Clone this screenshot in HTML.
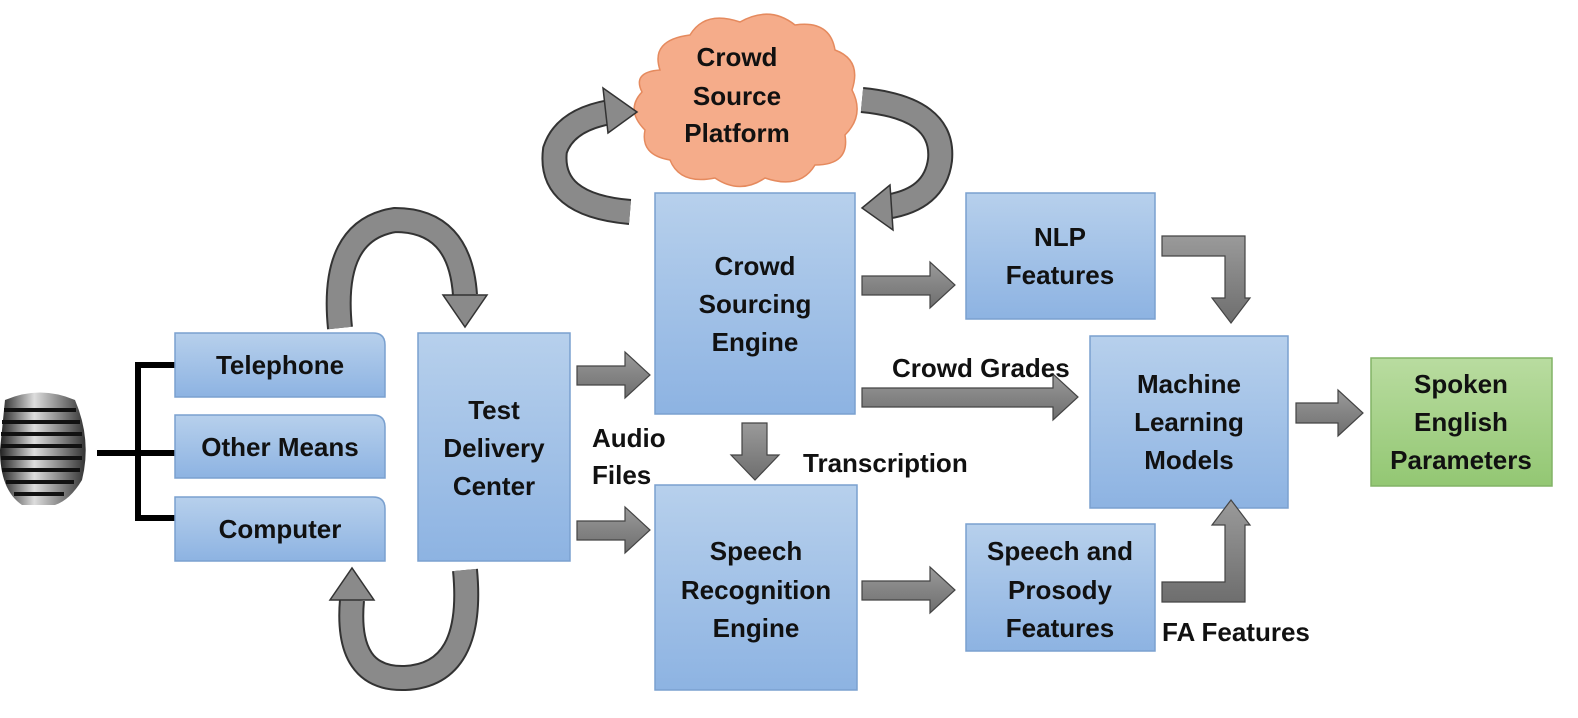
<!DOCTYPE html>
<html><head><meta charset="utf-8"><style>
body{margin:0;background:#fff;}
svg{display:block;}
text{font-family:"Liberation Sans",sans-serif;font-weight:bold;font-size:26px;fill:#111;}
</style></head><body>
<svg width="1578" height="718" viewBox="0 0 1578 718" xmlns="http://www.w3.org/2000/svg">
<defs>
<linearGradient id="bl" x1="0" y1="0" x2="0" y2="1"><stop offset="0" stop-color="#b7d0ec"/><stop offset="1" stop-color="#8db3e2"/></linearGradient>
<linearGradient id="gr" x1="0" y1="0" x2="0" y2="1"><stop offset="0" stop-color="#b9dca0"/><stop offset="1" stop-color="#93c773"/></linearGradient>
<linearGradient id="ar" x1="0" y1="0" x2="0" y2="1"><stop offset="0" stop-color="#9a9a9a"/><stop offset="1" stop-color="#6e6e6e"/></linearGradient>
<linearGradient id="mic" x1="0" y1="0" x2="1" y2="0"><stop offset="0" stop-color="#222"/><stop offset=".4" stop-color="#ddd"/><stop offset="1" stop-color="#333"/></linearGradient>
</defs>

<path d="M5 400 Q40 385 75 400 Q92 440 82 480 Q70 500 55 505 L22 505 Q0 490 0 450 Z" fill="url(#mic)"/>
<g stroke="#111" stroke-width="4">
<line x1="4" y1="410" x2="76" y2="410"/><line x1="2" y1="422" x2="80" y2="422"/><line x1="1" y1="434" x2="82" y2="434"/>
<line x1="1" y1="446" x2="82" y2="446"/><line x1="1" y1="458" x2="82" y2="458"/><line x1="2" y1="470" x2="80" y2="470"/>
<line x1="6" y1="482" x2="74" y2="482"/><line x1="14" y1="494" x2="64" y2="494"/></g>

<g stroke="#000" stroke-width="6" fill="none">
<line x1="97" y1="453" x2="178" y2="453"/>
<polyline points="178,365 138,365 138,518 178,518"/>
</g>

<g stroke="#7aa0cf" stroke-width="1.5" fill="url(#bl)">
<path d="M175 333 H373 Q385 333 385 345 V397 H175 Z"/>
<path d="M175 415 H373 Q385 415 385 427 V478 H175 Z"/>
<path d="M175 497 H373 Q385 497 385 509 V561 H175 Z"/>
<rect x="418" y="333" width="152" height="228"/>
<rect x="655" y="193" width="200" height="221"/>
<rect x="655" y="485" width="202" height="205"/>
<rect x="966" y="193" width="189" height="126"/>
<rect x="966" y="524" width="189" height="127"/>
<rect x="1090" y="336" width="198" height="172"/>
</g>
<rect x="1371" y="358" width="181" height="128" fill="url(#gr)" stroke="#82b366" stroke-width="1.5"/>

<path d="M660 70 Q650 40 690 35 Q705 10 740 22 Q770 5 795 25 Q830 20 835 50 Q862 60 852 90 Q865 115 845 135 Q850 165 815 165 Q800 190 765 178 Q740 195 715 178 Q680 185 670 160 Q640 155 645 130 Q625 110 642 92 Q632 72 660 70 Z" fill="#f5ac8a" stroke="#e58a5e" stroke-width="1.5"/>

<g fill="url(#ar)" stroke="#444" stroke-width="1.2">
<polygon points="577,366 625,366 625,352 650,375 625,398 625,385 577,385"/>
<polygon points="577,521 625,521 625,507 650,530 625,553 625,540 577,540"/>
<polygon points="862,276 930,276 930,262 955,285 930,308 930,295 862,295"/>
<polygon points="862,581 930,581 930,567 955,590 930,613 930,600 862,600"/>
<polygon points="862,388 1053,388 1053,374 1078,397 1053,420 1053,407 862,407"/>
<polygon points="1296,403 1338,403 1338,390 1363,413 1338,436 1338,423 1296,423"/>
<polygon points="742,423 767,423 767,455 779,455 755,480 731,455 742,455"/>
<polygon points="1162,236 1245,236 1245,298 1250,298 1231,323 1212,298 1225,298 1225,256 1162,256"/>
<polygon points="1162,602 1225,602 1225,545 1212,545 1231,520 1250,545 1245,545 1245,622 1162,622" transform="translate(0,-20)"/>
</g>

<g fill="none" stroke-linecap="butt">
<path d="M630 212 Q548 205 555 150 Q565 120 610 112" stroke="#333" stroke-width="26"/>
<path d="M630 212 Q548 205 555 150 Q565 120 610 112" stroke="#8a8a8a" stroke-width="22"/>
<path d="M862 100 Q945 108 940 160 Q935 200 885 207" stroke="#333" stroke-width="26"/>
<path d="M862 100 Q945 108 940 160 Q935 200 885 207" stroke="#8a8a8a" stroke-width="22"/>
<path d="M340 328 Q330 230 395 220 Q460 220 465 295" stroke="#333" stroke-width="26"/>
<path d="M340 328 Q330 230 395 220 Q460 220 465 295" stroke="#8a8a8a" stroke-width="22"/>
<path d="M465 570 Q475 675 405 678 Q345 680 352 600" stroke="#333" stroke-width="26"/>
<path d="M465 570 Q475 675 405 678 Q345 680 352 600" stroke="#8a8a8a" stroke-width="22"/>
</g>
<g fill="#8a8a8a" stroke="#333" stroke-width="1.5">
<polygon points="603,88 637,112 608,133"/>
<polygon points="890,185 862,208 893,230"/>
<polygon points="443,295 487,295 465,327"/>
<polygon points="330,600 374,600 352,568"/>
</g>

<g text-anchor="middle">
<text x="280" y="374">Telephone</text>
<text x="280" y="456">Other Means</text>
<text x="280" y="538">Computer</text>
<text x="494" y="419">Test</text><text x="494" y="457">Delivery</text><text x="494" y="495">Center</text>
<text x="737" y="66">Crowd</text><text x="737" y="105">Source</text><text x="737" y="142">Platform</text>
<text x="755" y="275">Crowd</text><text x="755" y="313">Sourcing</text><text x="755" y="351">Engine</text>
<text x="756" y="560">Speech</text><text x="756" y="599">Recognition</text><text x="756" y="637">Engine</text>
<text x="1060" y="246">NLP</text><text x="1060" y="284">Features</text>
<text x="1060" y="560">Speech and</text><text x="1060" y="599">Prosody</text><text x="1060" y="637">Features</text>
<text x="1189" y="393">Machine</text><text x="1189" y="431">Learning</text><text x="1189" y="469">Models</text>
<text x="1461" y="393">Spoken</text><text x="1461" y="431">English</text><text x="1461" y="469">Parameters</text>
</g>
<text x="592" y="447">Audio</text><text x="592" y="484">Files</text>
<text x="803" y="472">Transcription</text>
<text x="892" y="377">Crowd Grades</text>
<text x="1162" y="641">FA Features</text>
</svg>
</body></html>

▶ **DIRECTIVE**: Make an exact copy of the listing above. Do not include the pictures.

▶ **PROBLEM SOLUTION**:
Clone this screenshot in HTML.
<!DOCTYPE html>
<html><head><meta charset="utf-8"><style>
body{margin:0;background:#fff;}
svg{display:block;}
text{font-family:"Liberation Sans",sans-serif;font-weight:bold;font-size:26px;fill:#111;}
</style></head><body>
<svg width="1578" height="718" viewBox="0 0 1578 718" xmlns="http://www.w3.org/2000/svg">
<defs>
<linearGradient id="bl" x1="0" y1="0" x2="0" y2="1"><stop offset="0" stop-color="#b7d0ec"/><stop offset="1" stop-color="#8db3e2"/></linearGradient>
<linearGradient id="gr" x1="0" y1="0" x2="0" y2="1"><stop offset="0" stop-color="#b9dca0"/><stop offset="1" stop-color="#93c773"/></linearGradient>
<linearGradient id="ar" x1="0" y1="0" x2="0" y2="1"><stop offset="0" stop-color="#9a9a9a"/><stop offset="1" stop-color="#6e6e6e"/></linearGradient>
<linearGradient id="mic" x1="0" y1="0" x2="1" y2="0"><stop offset="0" stop-color="#222"/><stop offset=".4" stop-color="#ddd"/><stop offset="1" stop-color="#333"/></linearGradient>
</defs>

<path d="M5 400 Q40 385 75 400 Q92 440 82 480 Q70 500 55 505 L22 505 Q0 490 0 450 Z" fill="url(#mic)"/>
<g stroke="#111" stroke-width="4">
<line x1="4" y1="410" x2="76" y2="410"/><line x1="2" y1="422" x2="80" y2="422"/><line x1="1" y1="434" x2="82" y2="434"/>
<line x1="1" y1="446" x2="82" y2="446"/><line x1="1" y1="458" x2="82" y2="458"/><line x1="2" y1="470" x2="80" y2="470"/>
<line x1="6" y1="482" x2="74" y2="482"/><line x1="14" y1="494" x2="64" y2="494"/></g>

<g stroke="#000" stroke-width="6" fill="none">
<line x1="97" y1="453" x2="178" y2="453"/>
<polyline points="178,365 138,365 138,518 178,518"/>
</g>

<g stroke="#7aa0cf" stroke-width="1.5" fill="url(#bl)">
<path d="M175 333 H373 Q385 333 385 345 V397 H175 Z"/>
<path d="M175 415 H373 Q385 415 385 427 V478 H175 Z"/>
<path d="M175 497 H373 Q385 497 385 509 V561 H175 Z"/>
<rect x="418" y="333" width="152" height="228"/>
<rect x="655" y="193" width="200" height="221"/>
<rect x="655" y="485" width="202" height="205"/>
<rect x="966" y="193" width="189" height="126"/>
<rect x="966" y="524" width="189" height="127"/>
<rect x="1090" y="336" width="198" height="172"/>
</g>
<rect x="1371" y="358" width="181" height="128" fill="url(#gr)" stroke="#82b366" stroke-width="1.5"/>

<path d="M660 70 Q650 40 690 35 Q705 10 740 22 Q770 5 795 25 Q830 20 835 50 Q862 60 852 90 Q865 115 845 135 Q850 165 815 165 Q800 190 765 178 Q740 195 715 178 Q680 185 670 160 Q640 155 645 130 Q625 110 642 92 Q632 72 660 70 Z" fill="#f5ac8a" stroke="#e58a5e" stroke-width="1.5"/>

<g fill="url(#ar)" stroke="#444" stroke-width="1.2">
<polygon points="577,366 625,366 625,352 650,375 625,398 625,385 577,385"/>
<polygon points="577,521 625,521 625,507 650,530 625,553 625,540 577,540"/>
<polygon points="862,276 930,276 930,262 955,285 930,308 930,295 862,295"/>
<polygon points="862,581 930,581 930,567 955,590 930,613 930,600 862,600"/>
<polygon points="862,388 1053,388 1053,374 1078,397 1053,420 1053,407 862,407"/>
<polygon points="1296,403 1338,403 1338,390 1363,413 1338,436 1338,423 1296,423"/>
<polygon points="742,423 767,423 767,455 779,455 755,480 731,455 742,455"/>
<polygon points="1162,236 1245,236 1245,298 1250,298 1231,323 1212,298 1225,298 1225,256 1162,256"/>
<polygon points="1162,602 1225,602 1225,545 1212,545 1231,520 1250,545 1245,545 1245,622 1162,622" transform="translate(0,-20)"/>
</g>

<g fill="none" stroke-linecap="butt">
<path d="M630 212 Q548 205 555 150 Q565 120 610 112" stroke="#333" stroke-width="26"/>
<path d="M630 212 Q548 205 555 150 Q565 120 610 112" stroke="#8a8a8a" stroke-width="22"/>
<path d="M862 100 Q945 108 940 160 Q935 200 885 207" stroke="#333" stroke-width="26"/>
<path d="M862 100 Q945 108 940 160 Q935 200 885 207" stroke="#8a8a8a" stroke-width="22"/>
<path d="M340 328 Q330 230 395 220 Q460 220 465 295" stroke="#333" stroke-width="26"/>
<path d="M340 328 Q330 230 395 220 Q460 220 465 295" stroke="#8a8a8a" stroke-width="22"/>
<path d="M465 570 Q475 675 405 678 Q345 680 352 600" stroke="#333" stroke-width="26"/>
<path d="M465 570 Q475 675 405 678 Q345 680 352 600" stroke="#8a8a8a" stroke-width="22"/>
</g>
<g fill="#8a8a8a" stroke="#333" stroke-width="1.5">
<polygon points="603,88 637,112 608,133"/>
<polygon points="890,185 862,208 893,230"/>
<polygon points="443,295 487,295 465,327"/>
<polygon points="330,600 374,600 352,568"/>
</g>

<g text-anchor="middle">
<text x="280" y="374">Telephone</text>
<text x="280" y="456">Other Means</text>
<text x="280" y="538">Computer</text>
<text x="494" y="419">Test</text><text x="494" y="457">Delivery</text><text x="494" y="495">Center</text>
<text x="737" y="66">Crowd</text><text x="737" y="105">Source</text><text x="737" y="142">Platform</text>
<text x="755" y="275">Crowd</text><text x="755" y="313">Sourcing</text><text x="755" y="351">Engine</text>
<text x="756" y="560">Speech</text><text x="756" y="599">Recognition</text><text x="756" y="637">Engine</text>
<text x="1060" y="246">NLP</text><text x="1060" y="284">Features</text>
<text x="1060" y="560">Speech and</text><text x="1060" y="599">Prosody</text><text x="1060" y="637">Features</text>
<text x="1189" y="393">Machine</text><text x="1189" y="431">Learning</text><text x="1189" y="469">Models</text>
<text x="1461" y="393">Spoken</text><text x="1461" y="431">English</text><text x="1461" y="469">Parameters</text>
</g>
<text x="592" y="447">Audio</text><text x="592" y="484">Files</text>
<text x="803" y="472">Transcription</text>
<text x="892" y="377">Crowd Grades</text>
<text x="1162" y="641">FA Features</text>
</svg>
</body></html>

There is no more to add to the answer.